Every for-hire motor carrier operating in interstate commerce must register annually through the Unified Carrier Registration program.18Unified Carrier Registration. Do I Need to Register? The fees fund state-level safety programs and enforcement. For 2026, a carrier with zero to two vehicles pays $46, while fleets of three to five vehicles pay $138. Larger fleets pay progressively more, up to $44,836 for operations with more than 1,000 vehicles.19Unified Carrier Registration. Fee Brackets Most hotshot operators fall into the lowest bracket.
If you operate a qualified motor vehicle in two or more IFTA member jurisdictions, you need an IFTA license.20International Fuel Tax Association, Inc. Carrier Information IFTA simplifies fuel tax reporting by letting you file a single quarterly return with your base jurisdiction, which then distributes the appropriate taxes to every state you drove through. Without an IFTA license, you would need to buy a separate fuel tax permit every time you crossed a state line. If you only occasionally drive into another state, you can purchase individual trip permits instead, but regular interstate operators should get the IFTA license.
The International Registration Plan governs license plate registration for commercial vehicles traveling in multiple jurisdictions. A vehicle must be registered under the IRP if it has a combined gross vehicle weight exceeding 26,000 pounds and operates in two or more jurisdictions. Most hotshot setups fall below the 26,000-pound threshold, meaning IRP registration is optional. Carriers running lighter rigs can register their vehicles normally in their home state and purchase trip permits for states that require them. If your truck-and-trailer combination exceeds 26,000 pounds, contact the IRP office in your home state to register for apportioned plates.

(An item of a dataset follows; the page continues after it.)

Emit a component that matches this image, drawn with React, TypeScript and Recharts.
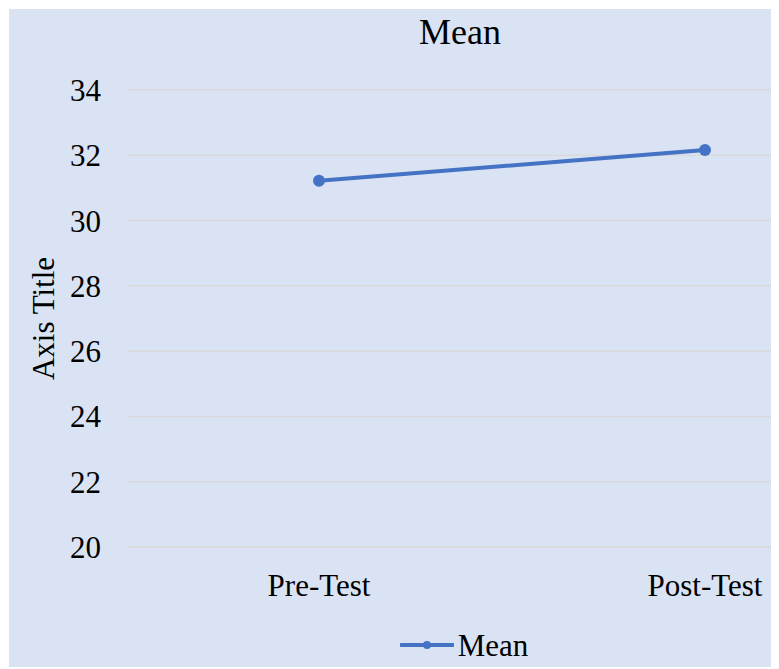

Digital load boards are where most new hotshot operators find their first work. These platforms list available freight by pickup location, destination, trailer type, and offered rate. You search for loads that match your equipment and current position, then book directly or negotiate the rate. Subscribing to multiple boards increases your options, especially for finding backhauls that keep your trailer loaded on the return trip instead of deadheading empty.
Brokers act as middlemen between shippers and carriers. They handle rate negotiation, paperwork, and sometimes collections in exchange for a percentage of the load payment. Building relationships with a few reliable brokers can provide steadier work than chasing loads on boards, though brokers will vet your insurance, authority, and safety record before booking you. Independent dispatch services operate similarly but work on your behalf rather than the shipper’s, finding and booking loads for a flat fee or percentage. The tradeoff is less control over which loads you take.
The most profitable arrangement for an established hotshot operator is a direct contract with a manufacturer, construction company, or oilfield supplier. Direct contracts eliminate the broker’s cut and give you predictable income. Landing them requires a track record of reliable service, strong insurance coverage, and often a personal relationship with a logistics manager. Most operators don’t start here, but building toward direct contracts should be part of your long-term business plan.